Thursday, April 18, 2024

This spring and summer, a group of concerned residents from a wide range of backgrounds and skills met weekly to discuss Cambridge housing problems and what can be improved through zoning. This resulting citizens’ petition to advance housing affordability – and called the Advancing Housing Affordability Petition – offers an important avenue for change while maintaining essential Cambridge features that must be preserved in this era of climate change and population increases. These changes will provide more affordable housing in Cambridge while solving many problems we face. 

A fundamental contributor to Cambridge’s current housing, transportation, parking and infrastructure needs is the addition of thousands of corporate and institutional employees and students with no requirement to plan for housing. This petition proposes a citywide overlay requiring all organizations of more than 100 people to provide area plans with annual reporting for 85 percent of their full-time employees, students and affiliates by 2040. A key element would be assistance to low- and middle-income employees to build equity by buying rather than renting.

Another factor in the housing shortage is the current restriction that all residents in single-family or two-family zone homes must be from the same one or two families. Many such homes are now occupied by just a single family member, forcing owners to leave hundreds of rooms empty throughout Cambridge or violate the law by renting to unauthorized tenants to support the home. The AHA petition proposes to modify single- and two-family zoning restrictions to allow creation of additional units within the shells of single-family and two-family homes, with relatively modest changes such as doors and windows in the rear or on side walls near the rear. These modifications will preserve existing sustainable residences and legalize the illegal apartments that now exist. Owners who add three or more units must meet city affordability housing guidelines prorated to the number of units, with a bonus to encourage adding affordable units.
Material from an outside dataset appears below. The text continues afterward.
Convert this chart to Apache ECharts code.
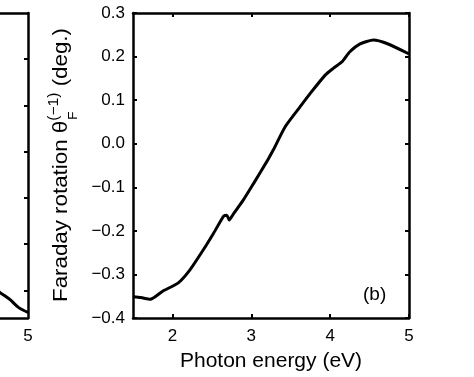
<!DOCTYPE html>
<html>
<head>
<meta charset="utf-8">
<script src="https://cdn.jsdelivr.net/npm/echarts@6/dist/echarts.min.js"></script>
<style>
  html, body { margin: 0; padding: 0; background: #fff; }
  #main { width: 474px; height: 377px; }
</style>
</head>
<body>
<div id="main"></div>
<script>
var chart = echarts.init(document.getElementById('main'));

// panel (b): photon energy (eV) vs Faraday rotation (deg.)
var energy = [1.50, 1.60, 1.72, 1.88, 2.07, 2.22, 2.39, 2.52, 2.65, 2.69, 2.72, 2.77,
    2.90, 3.03, 3.20, 3.28, 3.43, 3.62, 3.75, 3.94, 4.04, 4.15, 4.25, 4.38, 4.55, 4.72, 4.99, 5.00];
var rotation = [-0.351, -0.353, -0.357, -0.338, -0.320, -0.290, -0.244, -0.206, -0.166, -0.164, -0.175, -0.162,
    -0.129, -0.091, -0.040, -0.014, 0.039, 0.085, 0.116, 0.158, 0.173, 0.188, 0.211, 0.229, 0.238, 0.230, 0.207, 0.205];

// edge of panel (a), only its right end is visible
var leftEnergy = [4.62, 4.65, 4.71, 4.78, 4.88, 4.975, 5.0];
var leftValue = [0.0, -0.05, -0.12, -0.21, -0.37, -0.46, -0.48];

var xTicks = [2, 3, 4, 5];
var leftYTicks = [0, 1, 2, 3, 4, 5];

var font = 'Liberation Sans, Arial, Helvetica, sans-serif';
var frame = { show: true, onZero: false, lineStyle: { color: '#000', width: 2.5 } };
var tickIn = { show: true, inside: true, length: 4, lineStyle: { color: '#000', width: 2 } };

// y axis title with stacked super/subscript, built as graphic text
var mainTxt = 'Faraday rotation θ', supTxt = '(−1)', subTxt = 'F', tailTxt = ' (deg.)';
var ctx = document.createElement('canvas').getContext('2d');
function w(t, size) { ctx.font = size + 'px ' + font; return ctx.measureText(t).width; }
var wMain = w(mainTxt, 20), wSup = w(supTxt, 14), wSub = w(subTxt, 12), wTail = w(tailTxt, 20);
var total = wMain + Math.max(wSup, wSub) + wTail;
var stretch = 274 / total;

var option = {
    animation: false,
    grid: [
        { left: 133, right: 65, top: 13, bottom: 59 },
        { left: 0, right: 446, top: 13, bottom: 59 }
    ],
    xAxis: [
        {
            gridIndex: 0, type: 'value', position: 'bottom', min: 1.5, max: 5,
            name: 'Photon energy (eV)', nameLocation: 'middle', nameGap: 33,
            nameTextStyle: { fontSize: 21, color: '#000', fontFamily: font },
            axisLine: frame, axisTick: Object.assign({ customValues: xTicks }, tickIn),
            axisLabel: { customValues: xTicks, fontSize: 17, color: '#000', fontFamily: font, margin: 10 },
            splitLine: { show: false }
        },
        {
            gridIndex: 0, type: 'value', position: 'top', min: 1.5, max: 5,
            axisLine: frame, axisTick: Object.assign({ customValues: xTicks }, tickIn),
            axisLabel: { show: false }, splitLine: { show: false }
        },
        {
            gridIndex: 1, type: 'value', position: 'bottom', min: 4.65, max: 5,
            axisLine: frame, axisTick: { show: false },
            axisLabel: { customValues: [5], fontSize: 17, color: '#000', fontFamily: font, margin: 10 },
            splitLine: { show: false }
        },
        {
            gridIndex: 1, type: 'value', position: 'top', min: 4.65, max: 5,
            axisLine: frame, axisTick: { show: false }, axisLabel: { show: false }, splitLine: { show: false }
        }
    ],
    yAxis: [
        {
            gridIndex: 0, type: 'value', position: 'left', min: -0.4, max: 0.3, interval: 0.1,
            axisLine: frame, axisTick: tickIn,
            axisLabel: {
                fontSize: 17, color: '#000', fontFamily: font, margin: 8,
                formatter: function (v) {
                    if (Math.abs(v) < 1e-9) return '0.0';
                    return v.toFixed(1).replace('-', '−');
                }
            },
            splitLine: { show: false }
        },
        {
            gridIndex: 0, type: 'value', position: 'right', min: -0.4, max: 0.3, interval: 0.1,
            axisLine: frame, axisTick: tickIn, axisLabel: { show: false }, splitLine: { show: false }
        },
        {
            gridIndex: 1, type: 'value', position: 'right', min: -0.6, max: 6,
            axisLine: frame, axisTick: Object.assign({ customValues: leftYTicks }, tickIn),
            axisLabel: { show: false }, splitLine: { show: false }
        }
    ],
    series: [
        {
            type: 'line', xAxisIndex: 0, yAxisIndex: 0,
            data: energy.map(function (e, i) { return [e, rotation[i]]; }),
            showSymbol: false, smooth: 0.2,
            lineStyle: { color: '#000', width: 3 }
        },
        {
            type: 'line', xAxisIndex: 2, yAxisIndex: 2,
            data: leftEnergy.map(function (e, i) { return [e, leftValue[i]]; }),
            showSymbol: false, smooth: 0.3,
            lineStyle: { color: '#000', width: 3 }
        }
    ],
    graphic: [
        {
            type: 'group', x: 68, y: 302, rotation: Math.PI / 2, scaleX: stretch,
            children: [
                { type: 'text', x: 0, y: -7, style: { text: mainTxt, font: '20px ' + font, fill: '#000', verticalAlign: 'middle' } },
                { type: 'text', x: wMain, y: -14, style: { text: supTxt, font: '14px ' + font, fill: '#000', verticalAlign: 'middle' } },
                { type: 'text', x: wMain + 1, y: 6, style: { text: subTxt, font: '12px ' + font, fill: '#000', verticalAlign: 'middle' } },
                { type: 'text', x: wMain + Math.max(wSup, wSub), y: -7, style: { text: tailTxt, font: '20px ' + font, fill: '#000', verticalAlign: 'middle' } }
            ]
        },
        {
            type: 'text', left: 363, top: 285,
            style: { text: '(b)', font: '19px ' + font, fill: '#000' }
        }
    ]
};

chart.setOption(option);
</script>
</body>
</html>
To address climate change, this petition also mandates that all new residential off-street outdoor parking spaces be exclusively of water-permeable surfaces that absorb rain.

Why these zoning changes are needed

The latest U.S. Census reports that total residential housing units in Cambridge increased 14 percent between 2010 and 2020, to 54,000 units from 47,000, while occupied units increased more than 12 percent and vacancies increased 33 percent. More is definitely needed; Cambridge must look holistically at its entire housing situation and identify solutions to reduce vacancies and encourage other improvements.

Our large employers and institutions must work with residents and officials to create area-wide housing, transportation, parking and infrastructure plans addressing critical concerns facing the city. This petition’s requirement for annual reporting will ensure that goals are established and met, with the city itself reporting to the City Council and all others reporting to the Planning Board. Collaboration among employers and area-wide planning involving all major employers will be critical to addressing climate change as well.

In summary, this petition will modify Cambridge zoning for exclusively single- and two-family housing in a way that will not escalate housing costs or property values and will not destroy the city’s rich array of sustainable historic housing. It seeks to prevent the current environmental problem of tearing down existing stock to build larger, more expensive housing and to preserve Cambridge’s diverse neighborhoods and their broad array of architecturally beautiful and historic housing.

Encouraging the adapting of single-family and multifamily homes will create a new supply of studios, one-bedroom and smaller two-bedroom units, as well as cooperatives with shared living spaces. These will enable individuals and households seeking lower rents to move in, increasing the supply of existing various unit sizes and helping reduce average rents citywide. The larger residences they move out of then become available for new families.

In addition, by encouraging large employers – and city government – to take an active role in planning the housing of their employees, and to help their low- and middle-income employees build equity where they are living, Cambridge can take a major step toward reducing its current housing shortage.

Cambridge is a wealthy city with a progressive citizenry committed to maintaining its historic diversity and adding more affordable housing. But the recent Cambridge Community Foundation report states less than 15 percent of our current housing is income-restricted affordable housing accessible to families earning below 80 percent of Cambridge‘s area median income of $98,100; Cambridge is therefore losing teachers, firefighters, artists, police, nurses, nonprofit staff, small-business owners, senior citizens and, increasingly, the long-standing African American families who have anchored our community for generations. Sadly, tax-funded Affordable Housing Overlay costs have risen to more than $900,000 per unit, as quoted recently for Jefferson Park by the Affordable Housing Trust.

The Advancing Housing Affordability petition addresses these core values of the Cambridge Zoning Ordinance and is a much-needed complement to the overlay.

Fritz Donovan, Irving Street


Fritz Donovan is a member of the group that wrote the Advancing Housing Affordability petition.